All right then. We all--American triumphalists and worldwide complainers--agree on the premise: the bipolar world of thecold war begat not, as predicted, a multipolar world but a unipolar one with the U.S. standing alone at its apex. Why are we American triumphalists right that this is as it should be? (5)
First, there is the question of justice. We deserve it. Having fought and won in this century three world wars--I, II and cold--we have a right to claim the spoils. And we have a right to the dominance afforded us by our conquest of the "evil empire," coming as it did after a long twilight struggle that America carried on at high peril and huge cost. NATO and other such groupings made for a wonderful show of burden sharing and risk taking. But in truth, the burdens of the cold war were shared very unevenly. It was Washington and New York City that were threatened in the Cuban missile crisis, not Paris and London. It was 57,000 Americans who died in Vietnam, not Germans or Japanese. It was America that
expended the blood and treasure--up to 10% of GNP in military spending--that stood down the Soviet Empire and destroyed the very idea of communism. Dominance? Arrogance? We got there the old-fashioned way. We earned it. (6)
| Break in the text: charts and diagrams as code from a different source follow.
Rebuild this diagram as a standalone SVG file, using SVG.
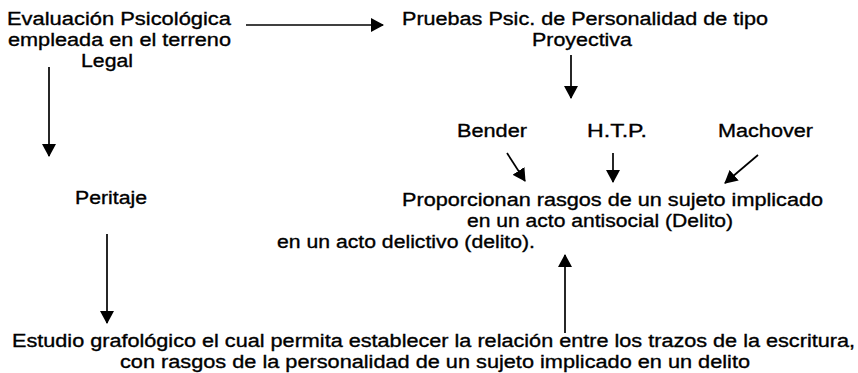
<svg xmlns="http://www.w3.org/2000/svg" width="858" height="373" viewBox="0 0 858 373">
<style>
text{font-family:"Liberation Sans",Arial,sans-serif;font-size:18.8px;fill:#000;stroke:#000;stroke-width:0.35}
.c{stroke:#000;stroke-width:1.7;fill:none;marker-end:url(#ah)}
</style>
<defs>
<marker id="ah" viewBox="0 0 13 14" refX="12" refY="7" markerWidth="13" markerHeight="14" markerUnits="userSpaceOnUse" orient="auto">
<path d="M0,0 L13,7 L0,14 z" fill="#000"/>
</marker>
</defs>
<rect width="858" height="373" fill="#fff"/>
<g id="evaluacion">
<text x="7" y="25" textLength="224" lengthAdjust="spacingAndGlyphs">Evaluación Psicológica</text>
<text x="8" y="46" textLength="223" lengthAdjust="spacingAndGlyphs">empleada en el terreno</text>
<text x="81" y="67" textLength="52" lengthAdjust="spacingAndGlyphs">Legal</text>
</g>
<g id="pruebas">
<text x="402" y="25" textLength="366" lengthAdjust="spacingAndGlyphs">Pruebas Psic. de Personalidad de tipo</text>
<text x="532" y="46" textLength="100" lengthAdjust="spacingAndGlyphs">Proyectiva</text>
</g>
<g id="bender"><text x="457" y="137" textLength="70" lengthAdjust="spacingAndGlyphs">Bender</text></g>
<g id="htp"><text x="587" y="137" textLength="60" lengthAdjust="spacingAndGlyphs">H.T.P.</text></g>
<g id="machover"><text x="718" y="137" textLength="95" lengthAdjust="spacingAndGlyphs">Machover</text></g>
<g id="proporcionan">
<text x="402" y="206" textLength="421" lengthAdjust="spacingAndGlyphs">Proporcionan rasgos de un sujeto implicado</text>
<text x="467" y="227" textLength="266" lengthAdjust="spacingAndGlyphs">en un acto antisocial (Delito)</text>
<text x="277" y="248" textLength="258" lengthAdjust="spacingAndGlyphs">en un acto delictivo (delito).</text>
</g>
<g id="peritaje"><text x="75" y="204" textLength="72" lengthAdjust="spacingAndGlyphs">Peritaje</text></g>
<g id="estudio">
<text x="12" y="347" textLength="843" lengthAdjust="spacingAndGlyphs">Estudio grafológico el cual permita establecer la relación entre los trazos de la escritura,</text>
<text x="120" y="368" textLength="630" lengthAdjust="spacingAndGlyphs">con rasgos de la personalidad de un sujeto implicado en un delito</text>
</g>
<g id="connectors">
<line class="c" x1="246" y1="25" x2="383" y2="25"/>
<line class="c" x1="49" y1="67" x2="49" y2="156"/>
<line class="c" x1="571" y1="55" x2="571" y2="98"/>
<line class="c" x1="507" y1="153" x2="525" y2="181"/>
<line class="c" x1="613" y1="153" x2="613" y2="182"/>
<line class="c" x1="758" y1="155" x2="725" y2="183"/>
<line class="c" x1="107" y1="234" x2="107" y2="323"/>
<line class="c" x1="565" y1="333" x2="565" y2="255"/>
</g>
</svg>
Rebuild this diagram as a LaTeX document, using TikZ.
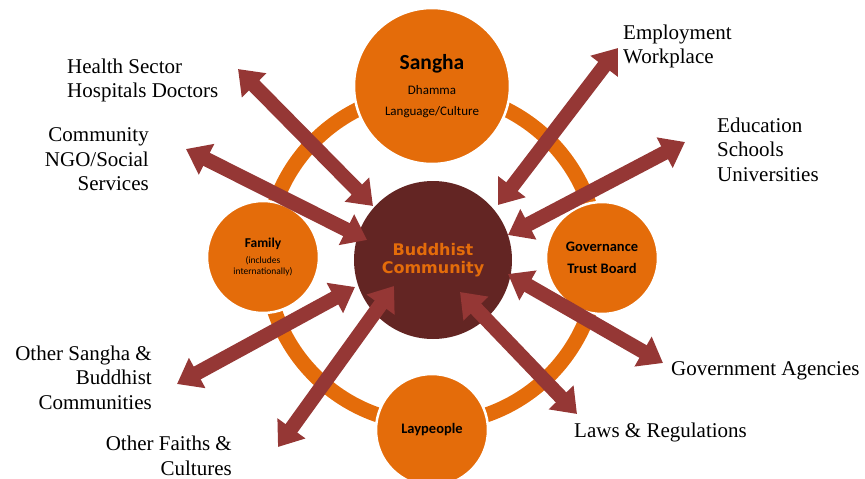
\documentclass[tikz,border=0pt]{standalone}
\usepackage{fontspec}
\setmainfont{Liberation Serif}
\newfontfamily\calib{Carlito}
\newfontfamily\verd{DejaVu Sans}
\usetikzlibrary{arrows.meta}
\definecolor{ringorange}{HTML}{E46C0A}
\definecolor{coredark}{HTML}{632523}
\definecolor{arrowred}{HTML}{953735}

\begin{document}
\begin{tikzpicture}[x=1pt,y=-1pt,
  sat/.style={circle, fill=ringorange, draw=white, line width=2.5pt, inner sep=0pt, align=center},
  link/.style={arrowred, line width=14.5pt,
    {Triangle[width=33pt,length=23pt]}-{Triangle[width=33pt,length=23pt]}},
  lbl/.style={inner sep=0pt, font=\fontsize{21}{24.5}\selectfont}
]
\useasboundingbox (0,0) rectangle (865,479);

% ring joining the four satellites
\draw[ringorange, line width=15pt] (432,258) circle[radius=166pt];

% satellites
\node[sat, minimum size=156pt, font=\calib\fontsize{13}{21}\selectfont] (sangha) at (432,86)
  {{\bfseries\fontsize{21.5}{21}\selectfont Sangha}\\[4pt]Dhamma\\Language/Culture};
\node[sat, minimum size=112pt, font=\calib\fontsize{9.5}{11}\selectfont] (family) at (263,257)
  {{\bfseries\fontsize{13.5}{16}\selectfont Family}\\[5pt](includes\\internationally)};
\node[sat, minimum size=112pt, font=\calib\bfseries\fontsize{14.5}{22}\selectfont] (gov) at (602,258)
  {Governance\\Trust Board};
\node[sat, minimum size=112pt, font=\calib\bfseries\fontsize{14.5}{17}\selectfont] (lay) at (432,430)
  {Laypeople};

% core
\node[circle, fill=coredark, minimum size=158pt, inner sep=0pt, align=center, text=ringorange,
  font=\verd\bfseries\fontsize{16}{18.5}\selectfont] (core) at (433,260) {Buddhist\\Community};

% outside labels
\node[lbl, anchor=north west, align=left] (health) at (67,58.5) {Health Sector\\Hospitals Doctors};
\node[lbl, anchor=north east, align=right] (comm) at (149,127.5) {Community\\NGO/Social\\Services};
\node[lbl, anchor=north west, align=left] (employ) at (623,24.5) {Employment\\Workplace};
\node[lbl, anchor=north west, align=left] (edu) at (717,117.5) {Education\\Schools\\Universities};
\node[lbl, anchor=north east, align=right] (othsangha) at (152,345.5) {Other Sangha \&\\Buddhist\\Communities};
\node[lbl, anchor=north east, align=right] (faiths) at (232,436) {Other Faiths \&\\Cultures};
\node[lbl, anchor=north west, align=left] (govag) at (671,361.5) {Government Agencies};
\node[lbl, anchor=north west, align=left] (laws) at (574,422.5) {Laws \& Regulations};

% arrow ends
\coordinate (hA) at (238,69);  \coordinate (hB) at (373,206);
\coordinate (cA) at (186,149); \coordinate (cB) at (367,240);
\coordinate (eA) at (618,48);  \coordinate (eB) at (498,205);
\coordinate (dA) at (685,142); \coordinate (dB) at (508,235);
\coordinate (sA) at (177,384); \coordinate (sB) at (355,287);
\coordinate (fA) at (278,447); \coordinate (fB) at (394,286);
\coordinate (gA) at (663,363); \coordinate (gB) at (508,274);
\coordinate (lA) at (577,414); \coordinate (lB) at (460,292);

% two-way links
\foreach \p in {h,c,e,d,s,f,g,l}
  \draw[link] (\p A) -- (\p B);
\end{tikzpicture}
\end{document}
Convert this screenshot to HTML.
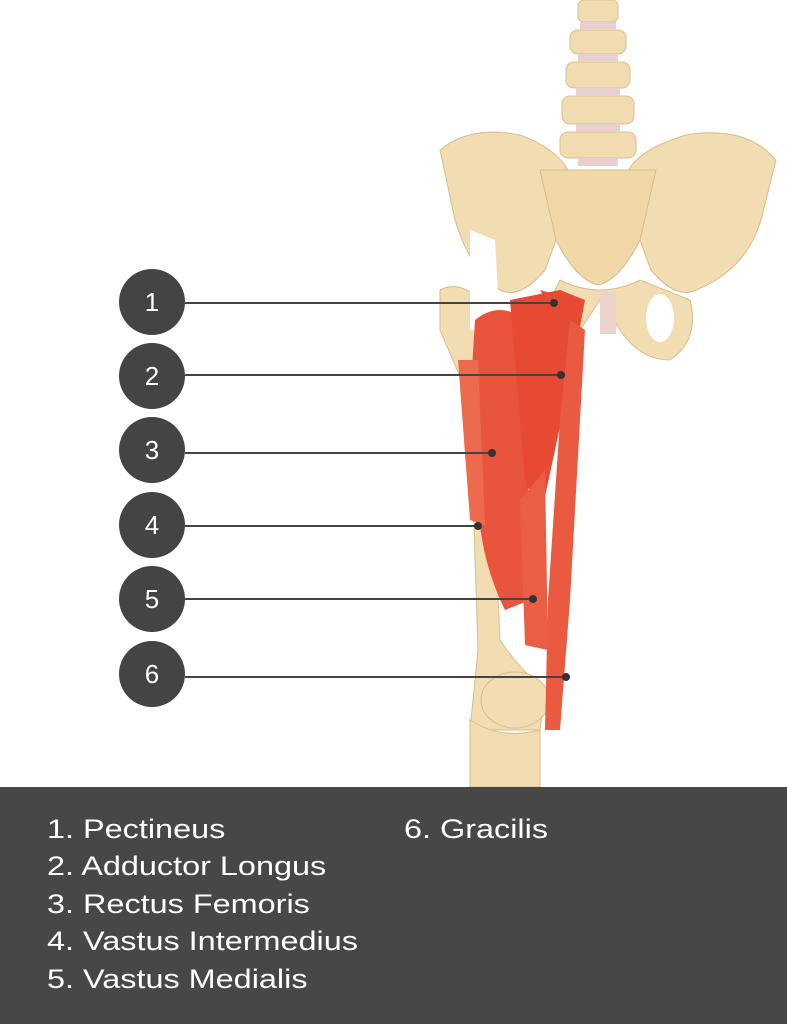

Second, there is the question of prudence: American hegemony is good for the world. Why? The modern world, interconnected as it is today, can exist in only two states: reasonably structured or chaotic. Chaos in the global system means no leader, no rules, nothing but contending powers and universal vulnerability. We have had experience with chaos: it was known as the 1930s. It was a Hobbesian universe that plunged the world into catastrophe.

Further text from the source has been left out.